Some of this has been acknowledged in retrospectives in recent weeks. What will not get its due, however, was a special speech given by President Reagan on May 17, 1981, at Notre Dame. And here, I encourage conservatives to listen up and take notes.
The occasion was Notre Dame’s commencement, and Reagan gave the assembled undergrads a lesson to remember, including one of his first presidential predictions on the demise of Communism:
The years ahead are great ones for this country, for the cause of freedom and the spread of civilization. The West won’t contain Communism, it will transcend Communism. . . . It will dismiss it as some bizarre chapter in human history whose last pages are even now being written.
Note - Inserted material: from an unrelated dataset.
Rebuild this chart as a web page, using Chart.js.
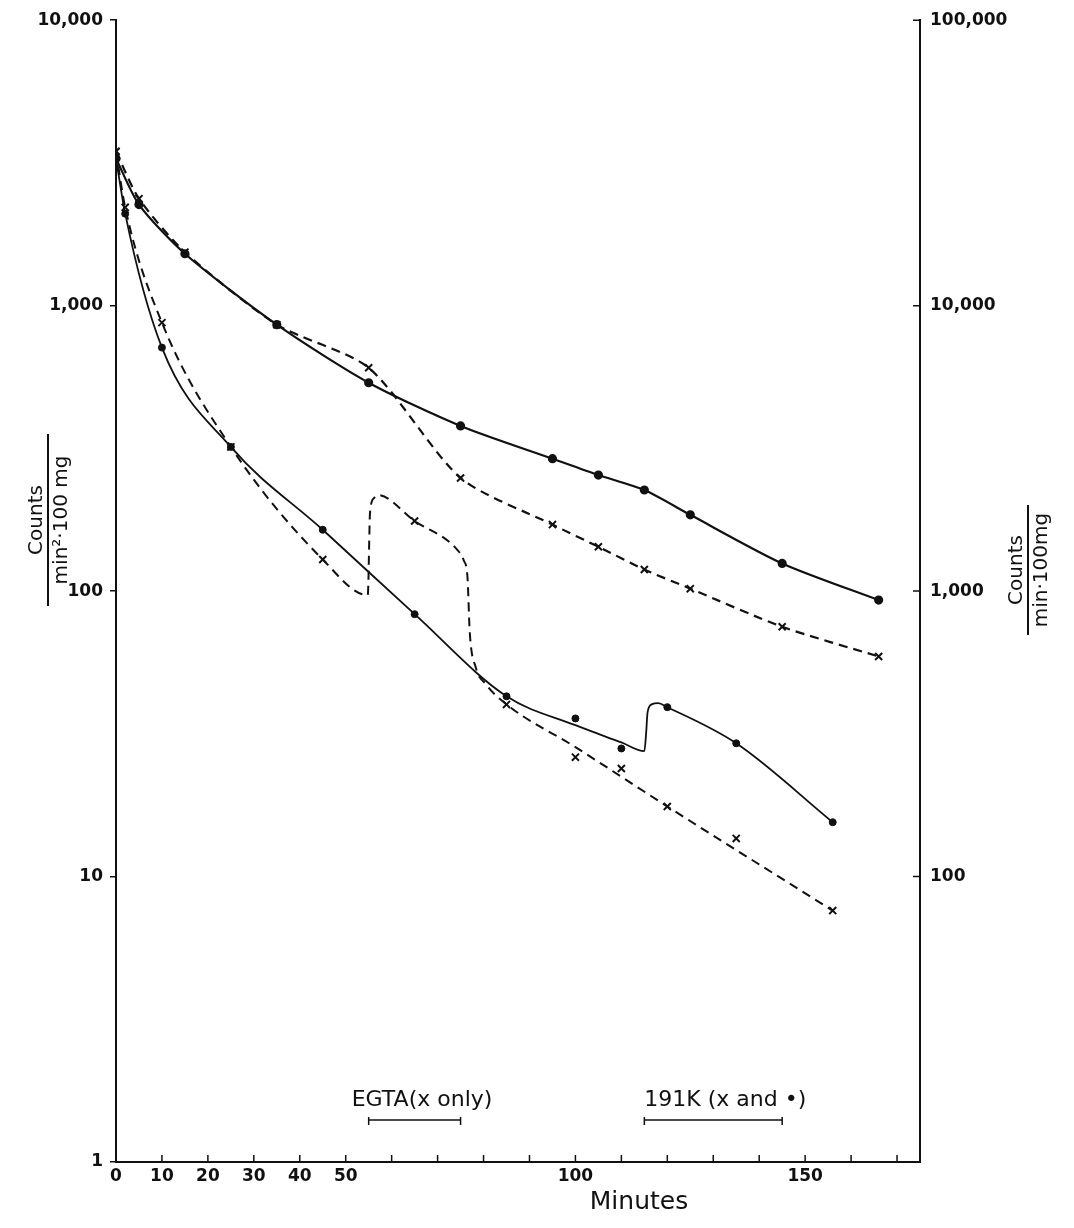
<!DOCTYPE html>
<html>
<head>
<meta charset="utf-8">
<script src="https://cdn.jsdelivr.net/npm/chart.js@4.4.1/dist/chart.umd.min.js"></script>
<style>
  html, body { margin: 0; padding: 0; background: #fff; }
  #wrap { width: 1074px; height: 1228px; }
</style>
</head>
<body>
<div id="wrap"><canvas id="chartEfflux" width="1074" height="1228"></canvas></div>
<script>
// upper pair: counts / min . 100 mg (right axis)
const upperTimes = [0, 5, 15, 35, 55, 75, 95, 105, 115, 125, 145, 166];
const upperDotCounts = [32800, 22600, 15200, 8580, 5370, 3790, 2910, 2550, 2260, 1850, 1250, 930];
const upperCrossCounts = [34700, 23700, 15400, 8580, 6060, 2490, 1710, 1430, 1190, 1020, 750, 590];

// lower pair: counts / min2 . 100 mg (left axis)
const lowerTimes = [0, 2, 10, 25, 45, 65, 85, 100, 110, 120, 135, 156];
const lowerDotRates = [3280, 2100, 713, 320, 164, 83, 42.8, 35.8, 28.1, 39.2, 29.3, 15.5];
const lowerCrossRates = [3470, 2210, 872, 320, 129, 176, 40.1, 26.2, 23.9, 17.6, 13.6, 7.6];

// hand drawn lines of the lower pair, with the jumps after EGTA and 191K
const lowerDotLineTimes = [0, 2, 10, 25, 45, 65, 85, 100, 110, 115, 115.4, 115.7, 116.6, 118, 120, 135, 156];
const lowerDotLineRates = [3280, 2100, 713, 320, 164, 83, 42.8, 33.9, 29.5, 27.5, 32.0, 37.6, 40.1, 40.5, 39.2, 29.3, 15.5];
const lowerCrossLineTimes = [0, 2, 10, 25, 45, 54.8, 55.3, 56.2, 57, 65, 74.2, 75.7, 76.5, 77, 78.3, 80.5, 85, 100, 120, 156];
const lowerCrossLineRates = [3470, 2210, 872, 320, 129, 96.8, 189, 212, 217, 176, 140, 128, 112, 71.8, 54.1, 47.2, 40.1, 28.4, 17.6, 7.6];

// axes
const minuteTicks = [0, 10, 20, 30, 40, 50, 60, 70, 80, 90, 100, 110, 120, 130, 140, 150, 160, 170];
const minuteLabels = [0, 10, 20, 30, 40, 50, 100, 150];
const leftTicks = [1, 10, 100, 1000, 10000];
const rightTicks = [100, 1000, 10000, 100000];

// treatments
const treatmentNames = ['EGTA(x only)', '191K (x and \u2022)'];
const treatmentStart = [55, 115];
const treatmentEnd = [75, 145];

const INK = '#111';
const FAMILY = "'DejaVu Sans', sans-serif";
const TICK_FONT = { family: FAMILY, size: 17, weight: 'bold' };

const toXY = (xs, ys) => xs.map((x, i) => ({ x: x, y: ys[i] }));

const extrasPlugin = {
   id: 'extras',
   afterDraw: function (chart) {
      const ctx = chart.ctx;
      const area = chart.chartArea;
      const x = chart.scales.x;
      const y2 = chart.scales.y2;
      ctx.save();
      ctx.strokeStyle = INK;
      ctx.fillStyle = INK;
      ctx.lineWidth = 1.5;

      // inner tick marks on the time axis and on the right axis
      ctx.beginPath();
      minuteTicks.forEach(v => {
         const px = x.getPixelForValue(v);
         ctx.moveTo(px, area.bottom);
         ctx.lineTo(px, area.bottom - 7);
      });
      rightTicks.forEach(v => {
         const py = y2.getPixelForValue(v);
         ctx.moveTo(area.right, py);
         ctx.lineTo(area.right - 7, py);
      });
      ctx.stroke();

      // treatment brackets
      ctx.font = '22px ' + FAMILY;
      ctx.textBaseline = 'alphabetic';
      ctx.textAlign = 'left';
      const textShift = [-17, 0];
      treatmentNames.forEach((name, i) => {
         const x1 = x.getPixelForValue(treatmentStart[i]);
         const x2 = x.getPixelForValue(treatmentEnd[i]);
         const yb = area.bottom - 42;
         ctx.beginPath();
         ctx.moveTo(x1, yb); ctx.lineTo(x2, yb);
         ctx.moveTo(x1, yb - 3); ctx.lineTo(x1, yb + 5);
         ctx.moveTo(x2, yb - 3); ctx.lineTo(x2, yb + 5);
         ctx.stroke();
         ctx.fillText(name, x1 + textShift[i], yb - 14);
      });

      // axis titles
      ctx.textAlign = 'center';
      ctx.font = '25px ' + FAMILY;
      ctx.fillText('Minutes', area.left + 523, chart.height - 19);

      const fraction = (cx, cy, top, bottom, barLen) => {
         ctx.save();
         ctx.translate(cx, cy);
         ctx.rotate(-Math.PI / 2);
         ctx.font = '20px ' + FAMILY;
         ctx.fillText(top, 0, -6);
         ctx.fillRect(-barLen / 2, -1, barLen, 2);
         ctx.fillText(bottom, 0, 19);
         ctx.restore();
      };
      fraction(48, 520, 'Counts', 'min\u00B2\u00B7100 mg', 172);
      fraction(1028, 570, 'Counts', 'min\u00B7100mg', 130);
      ctx.restore();
   }
};

const ctx = document.getElementById('chartEfflux').getContext('2d');
const chartEfflux = new Chart(ctx, {
   type: 'line',
   data: {
      datasets: [{
         label: 'upper dots',
         data: toXY(upperTimes, upperDotCounts),
         yAxisID: 'y2',
         borderColor: INK,
         backgroundColor: INK,
         borderWidth: 2.2,
         pointStyle: 'circle',
         pointRadius: 3.5,
         tension: 0.25,
      }, {
         label: 'upper crosses',
         data: toXY(upperTimes, upperCrossCounts),
         yAxisID: 'y2',
         borderColor: INK,
         backgroundColor: INK,
         borderWidth: 2.2,
         borderDash: [9, 6],
         pointStyle: 'crossRot',
         pointRadius: 5,
         pointBorderWidth: 2,
         tension: 0.25,
      }, {
         label: 'lower dots line',
         data: toXY(lowerDotLineTimes, lowerDotLineRates),
         yAxisID: 'y',
         borderColor: INK,
         borderWidth: 1.8,
         pointRadius: 0,
         cubicInterpolationMode: 'monotone',
      }, {
         label: 'lower crosses line',
         data: toXY(lowerCrossLineTimes, lowerCrossLineRates),
         yAxisID: 'y',
         borderColor: INK,
         borderWidth: 2,
         borderDash: [9, 6],
         pointRadius: 0,
         cubicInterpolationMode: 'monotone',
      }, {
         label: 'lower dots',
         data: toXY(lowerTimes, lowerDotRates),
         yAxisID: 'y',
         showLine: false,
         borderColor: INK,
         backgroundColor: INK,
         pointStyle: 'circle',
         pointRadius: 3.5,
      }, {
         label: 'lower crosses',
         data: toXY(lowerTimes, lowerCrossRates),
         yAxisID: 'y',
         showLine: false,
         borderColor: INK,
         backgroundColor: INK,
         pointStyle: 'crossRot',
         pointRadius: 5,
         pointBorderWidth: 2,
      }]
   },
   options: {
      responsive: false,
      animation: false,
      layout: { padding: { top: 19, left: 0, right: 0, bottom: 0 } },
      scales: {
         x: {
            type: 'linear',
            min: 0,
            max: 175,
            afterBuildTicks: s => { s.ticks = minuteTicks.map(v => ({ value: v })); },
            afterFit: s => { s.height = 66; },
            grid: { display: false, drawTicks: false },
            border: { display: true, color: INK, width: 2 },
            ticks: {
               autoSkip: false,
               maxRotation: 0,
               padding: 4,
               color: INK,
               font: TICK_FONT,
               callback: v => minuteLabels.includes(v) ? String(v) : '',
            },
         },
         y: {
            type: 'logarithmic',
            position: 'left',
            min: 1,
            max: 10000,
            afterBuildTicks: s => { s.ticks = leftTicks.map(v => ({ value: v })); },
            afterFit: s => { s.width = 116; },
            grid: { drawOnChartArea: false, drawTicks: true, tickLength: 6, color: INK, lineWidth: 1.5 },
            border: { display: true, color: INK, width: 2 },
            ticks: {
               padding: 7,
               color: INK,
               font: TICK_FONT,
               callback: v => v.toLocaleString('en-US'),
            },
         },
         y2: {
            type: 'logarithmic',
            position: 'right',
            min: 10,
            max: 100000,
            afterBuildTicks: s => { s.ticks = rightTicks.map(v => ({ value: v })); },
            afterFit: s => { s.width = 154; },
            grid: { display: false, drawTicks: false },
            border: { display: true, color: INK, width: 2 },
            ticks: {
               padding: 10,
               color: INK,
               font: TICK_FONT,
               callback: v => v.toLocaleString('en-US'),
            },
         },
      },
      plugins: {
         legend: { display: false },
         tooltip: { enabled: false },
      },
   },
   plugins: [extrasPlugin]
});
</script>
</body>
</html>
The visionary quality of Reagan’s words is evident only in retrospect. Though no one else was making such audacious predictions, and though many scoffed at Reagan, those last pages were indeed being written. Unbeknownst to the world, Communism’s grip on Eastern Europe would not survive the decade. Even the USSR would disintegrate peacefully. On Dec. 25, 1991, a helpless Mikhail Gorbachev resigned as leader of the USSR, formally turning out the lights.
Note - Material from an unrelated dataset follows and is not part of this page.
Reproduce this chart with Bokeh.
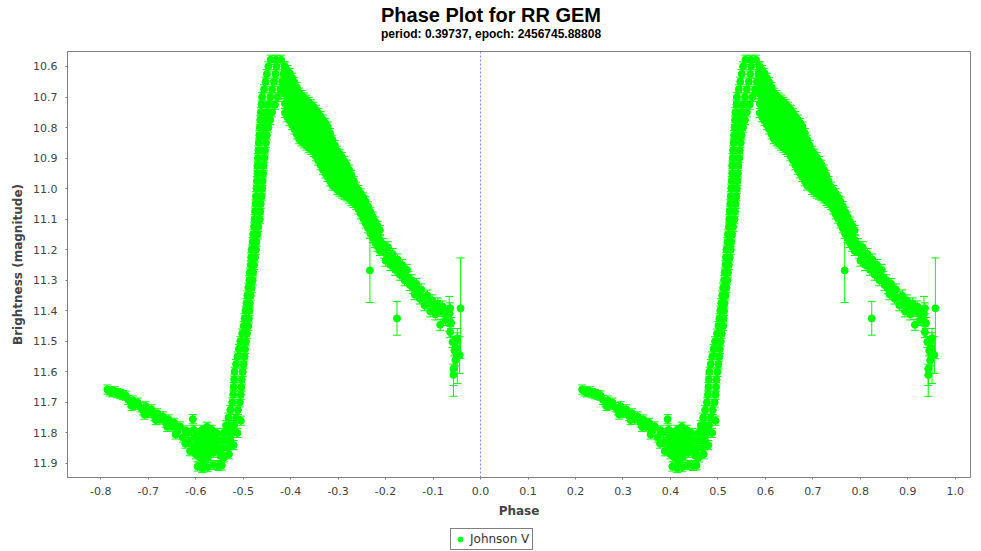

For Reagan, that process was aided by an indispensable ally, John Paul II, who had been shot only four days before the Notre Dame speech. Reagan asked the Notre Dame faithful to pray for John Paul, and commended him for his recent encyclical attacking Communism.
The speech was crafted by chief speechwriter Tony Dolan. The draft on file at the Reagan Presidential Library (“Presidential Speeches,” Box 1, Folder 7) shows few edits by Reagan. This was a surprise, given that Reagan heavily rewrote many of these major foreign-policy speeches (especially Dolan’s Evil Empire draft). When I pointed this out in the original version of this article, posted on May 16, Dolan quickly corrected me (through the Comments section below, and in a personal e-mail). He told me I was “too generous” about his role in this speech. “Though the archives don’t show it,” clarified Dolan, “the Gipper did a complete rewrite of my draft on this one. And then called me to apologize. Geez.” Dolan summed up: “RR did a complete rewrite.”
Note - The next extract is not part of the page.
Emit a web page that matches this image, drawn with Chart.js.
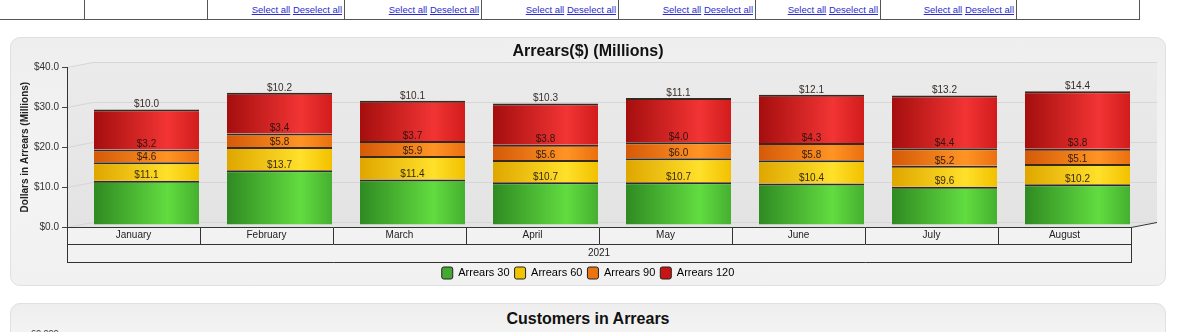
<!DOCTYPE html>
<html>
<head>
<meta charset="utf-8">
<title>Arrears</title>
<script src="https://cdn.jsdelivr.net/npm/chart.js@4/dist/chart.umd.min.js"></script>
<style>
  html, body { margin: 0; padding: 0; background: #fff; }
  body { width: 1200px; height: 332px; overflow: hidden; position: relative;
         font-family: "Liberation Sans", Arial, sans-serif; }
  .strip { position: absolute; left: 0; top: 0; width: 1140px; height: 19px;
           border-bottom: 1px solid #555; display: flex; }
  .strip div { height: 19px; box-sizing: border-box; border-right: 1px solid #555;
               text-align: right; font-size: 9.5px; line-height: 19px; padding-right: 2px; white-space: nowrap; }
  .strip a { color: #2a2ad0; text-decoration: underline; }
  .panel { position: absolute; left: 10px; width: 1156px; box-sizing: border-box;
           border: 1px solid #e0e0e0; border-radius: 10px;
           background: linear-gradient(180deg, #eeeeee 0%, #f4f4f4 55%, #f1f1f1 100%); }
  #p1 { top: 37px; height: 249px; }
  #p1 canvas { position: absolute; left: -1px; top: -1px; }
  #p2 { top: 303px; height: 60px; }
  #p2 h2 { margin: 0; font-size: 16px; font-weight: bold; text-align: center; line-height: 30px; color: #111; }
  #p2 span { position: absolute; left: 20px; top: 24px; font-size: 9px; color: #444; }
</style>
</head>
<body>

<div class="strip">
  <div style="width:85px"></div>
  <div style="width:123px"></div>
  <div style="width:137px"><a>Select all</a> <a>Deselect all</a></div>
  <div style="width:137px"><a>Select all</a> <a>Deselect all</a></div>
  <div style="width:137px"><a>Select all</a> <a>Deselect all</a></div>
  <div style="width:137px"><a>Select all</a> <a>Deselect all</a></div>
  <div style="width:125px"><a>Select all</a> <a>Deselect all</a></div>
  <div style="width:136px"><a>Select all</a> <a>Deselect all</a></div>
  <div style="width:123px"></div>
</div>

<div class="panel" id="p1">
  <canvas id="arrears" width="1156" height="252"></canvas>
</div>

<div class="panel" id="p2">
  <h2>Customers in Arrears</h2>
  <span>60,000</span>
</div>

<script>
var MONTHS = ["January", "February", "March", "April", "May", "June", "July", "August"];
var YEAR = ["2021"];
var SERIES = ["Arrears 30", "Arrears 60", "Arrears 90", "Arrears 120"];

// $ millions
var ARREARS_30  = [11.1, 13.7, 11.4, 10.7, 10.7, 10.4, 9.6, 10.2];
var ARREARS_60  = [4.6, 5.8, 5.9, 5.6, 6.0, 5.8, 5.2, 5.1];
var ARREARS_90  = [3.2, 3.4, 3.7, 3.8, 4.0, 4.3, 4.4, 3.8];
var ARREARS_120 = [10.0, 10.2, 10.1, 10.3, 11.1, 12.1, 13.2, 14.4];

var Y_MIN = 0, Y_MAX = 40, Y_STEP = 10;

(function () {
  "use strict";

  var FONT = "'Liberation Sans', Arial, sans-serif";
  var BAR_PCT = 0.79;
  var SHIFT = { x: 13, y: 2 };   // bars sit half way into the 3-D box
  var WALL = { x: 26, y: 5 };    // depth of the back wall

  // legend fill, left edge, highlight, right edge
  var SHADES = [
    ["#44a832", "#2f8a22", "#62dc40", "#45b030"],
    ["#f0c400", "#dfa600", "#ffe02a", "#f2c000"],
    ["#ec7410", "#d55a08", "#ff9424", "#ea7010"],
    ["#c81414", "#a50e0e", "#f23434", "#d21c1c"]
  ];

  Chart.defaults.font.family = FONT;
  Chart.defaults.color = "#222";

  /* horizontal gradient per bar so the stacks read as cylinders */
  function cylinder(shade) {
    return function (c) {
      var xs = c.chart.scales.x;
      if (c.type !== "data" || !xs || !isFinite(xs.width) || xs.width <= 0) return shade[0];
      var mid = xs.getPixelForValue(c.dataIndex);
      var half = xs.width / MONTHS.length * BAR_PCT / 2;
      var g = c.chart.ctx.createLinearGradient(mid - half, 0, mid + half, 0);
      g.addColorStop(0, shade[1]);
      g.addColorStop(0.7, shade[2]);
      g.addColorStop(1, shade[3]);
      return g;
    };
  }

  function ds(label, data, i) {
    return {
      label: label, data: data,
      backgroundColor: cylinder(SHADES[i]),
      borderColor: "rgba(35,20,10,0.9)",
      borderWidth: { top: 2, right: 0, bottom: 0, left: 0 },
      borderSkipped: "start",
      barPercentage: BAR_PCT, categoryPercentage: 1,
      clip: false
    };
  }

  var depth = {
    id: "depth",
    beforeDraw: function (chart) {
      var ctx = chart.ctx, a = chart.chartArea, ys = chart.scales.y;
      ctx.save();
      var g = ctx.createLinearGradient(0, a.top, 0, a.bottom);
      g.addColorStop(0, "#ebebeb");
      g.addColorStop(1, "#e3e3e3");
      ctx.fillStyle = g;
      ctx.beginPath();
      ctx.moveTo(a.left, a.bottom);
      ctx.lineTo(a.left, a.top);
      ctx.lineTo(a.left + WALL.x, a.top - WALL.y);
      ctx.lineTo(a.right + WALL.x, a.top - WALL.y);
      ctx.lineTo(a.right + WALL.x, a.bottom - WALL.y);
      ctx.lineTo(a.right, a.bottom);
      ctx.closePath();
      ctx.fill();
      ctx.strokeStyle = "#d6d6d6";
      ctx.lineWidth = 1;
      ys.ticks.forEach(function (t) {
        var py = Math.round(ys.getPixelForValue(t.value)) + 0.5;
        ctx.beginPath();
        ctx.moveTo(a.left, py);
        ctx.lineTo(a.left + WALL.x, py - WALL.y);
        ctx.lineTo(a.right + WALL.x, py - WALL.y);
        ctx.stroke();
      });
      ctx.strokeStyle = "#333";
      ctx.beginPath();
      ctx.moveTo(a.right, a.bottom + 0.5);
      ctx.lineTo(a.right + WALL.x, a.bottom - WALL.y + 0.5);
      ctx.stroke();
      ctx.restore();
    },
    beforeDatasetsDraw: function (chart) {
      chart.ctx.save();
      chart.ctx.translate(SHIFT.x, -SHIFT.y);
    },
    afterDatasetsDraw: function (chart) {
      var ctx = chart.ctx;
      ctx.font = "10px " + FONT;
      ctx.fillStyle = "rgba(30,18,12,0.9)";
      ctx.textAlign = "center";
      ctx.textBaseline = "middle";
      chart.data.datasets.forEach(function (d, i) {
        chart.getDatasetMeta(i).data.forEach(function (el, j) {
          ctx.fillText("$" + d.data[j].toFixed(1), el.x, el.y - 5);
        });
      });
      ctx.restore();
    }
  };

  new Chart(document.getElementById("arrears"), {
    type: "bar",
    data: {
      labels: MONTHS,
      datasets: [
        ds(SERIES[0], ARREARS_30, 0),
        ds(SERIES[1], ARREARS_60, 1),
        ds(SERIES[2], ARREARS_90, 2),
        ds(SERIES[3], ARREARS_120, 3)
      ]
    },
    plugins: [depth],
    options: {
      responsive: false, animation: false, events: [],
      layout: { padding: { left: 5, right: 5, top: 0, bottom: 0 } },
      plugins: {
        tooltip: { enabled: false },
        title: {
          display: true, text: "Arrears($) (Millions)", color: "#111",
          font: { size: 16, weight: "bold" }, padding: { top: 5, bottom: 6 }
        },
        legend: {
          position: "bottom",
          labels: {
            font: { size: 11 }, color: "#222", boxWidth: 11, boxHeight: 12, padding: 5,
            useBorderRadius: true, borderRadius: 2,
            generateLabels: function (chart) {
              return chart.data.datasets.map(function (d, i) {
                return { text: d.label, fillStyle: SHADES[i][0], strokeStyle: "#222",
                         lineWidth: 1, borderRadius: 2, datasetIndex: i, hidden: false };
              });
            }
          }
        }
      },
      scales: {
        x: {
          stacked: true, offset: true, weight: 0,
          grid: { display: true, offset: true, drawOnChartArea: false, tickLength: 17, color: "#333" },
          border: { display: true, color: "#333" },
          ticks: { font: { size: 10 }, color: "#222", padding: -15, autoSkip: false, maxRotation: 0 },
          afterFit: function (s) { s.height = 17; }
        },
        xYear: {
          type: "category", axis: "x", position: "bottom", labels: YEAR, offset: true, weight: 1,
          grid: { display: true, offset: true, drawOnChartArea: false, tickLength: 18, color: "#333" },
          border: { display: true, color: "#333" },
          ticks: { font: { size: 10 }, color: "#222", padding: -15 },
          afterFit: function (s) { s.height = 18; }
        },
        xClose: {
          type: "category", axis: "x", position: "bottom", labels: [""], weight: 2,
          grid: { display: false }, ticks: { display: false },
          border: { display: true, color: "#333" },
          afterFit: function (s) { s.height = 0; }
        },
        y: {
          stacked: true, min: Y_MIN, max: Y_MAX,
          grid: { display: true, drawOnChartArea: false, tickLength: 5, color: "#444" },
          border: { display: true, color: "#333" },
          ticks: { stepSize: Y_STEP, font: { size: 10 }, color: "#333", padding: 3,
                   callback: function (v) { return "$" + v.toFixed(1); } },
          title: { display: true, text: "Dollars in Arrears (Millions)", color: "#222",
                   font: { size: 10, weight: "bold" }, padding: { top: 4, bottom: 0 } },
          afterFit: function (s) { s.width = 52; }
        },
        yDepth: {
          type: "linear", axis: "y", position: "right",
          grid: { display: false }, border: { display: false }, ticks: { display: false },
          afterFit: function (s) { s.width = 30; }
        }
      }
    }
  });
})();
</script>
</body>
</html>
That makes sense, given that this talk is so uniquely and personally Reagan. It began with lengthy extemporaneous remarks, and then wove together quotes and anecdotes, impromptu and prewritten, establishing Reagan’s theme of a larger cause and challenge — a challenge for all of America. It was a complex, enigmatic speech that can only be fully understood today, long after Reagan’s presidency and with current knowledge of what Reagan was secretly pursuing behind the scenes. Reagan telegraphed its unorthodox nature in these opening lines:
The temptation is great to use this forum as an address on a great international or national issue. . . . Indeed, this is somewhat traditional. So, I wasn’t surprised when I read in several reputable journals that I was going to deliver an address on foreign policy and the economy. I’m not going to talk about either.
This wasn’t quite true. Or maybe it was. Reagan’s objective was much larger — yes, untraditional — as if transcending the economy and foreign policy. Reagan drew upon dramatic remarks by Winston Churchill: “When great causes are on the move in the world, we learn we are spirits, not animals, and that something is going on in space and time, and beyond space and time, which, whether we like it or not, spells duty.”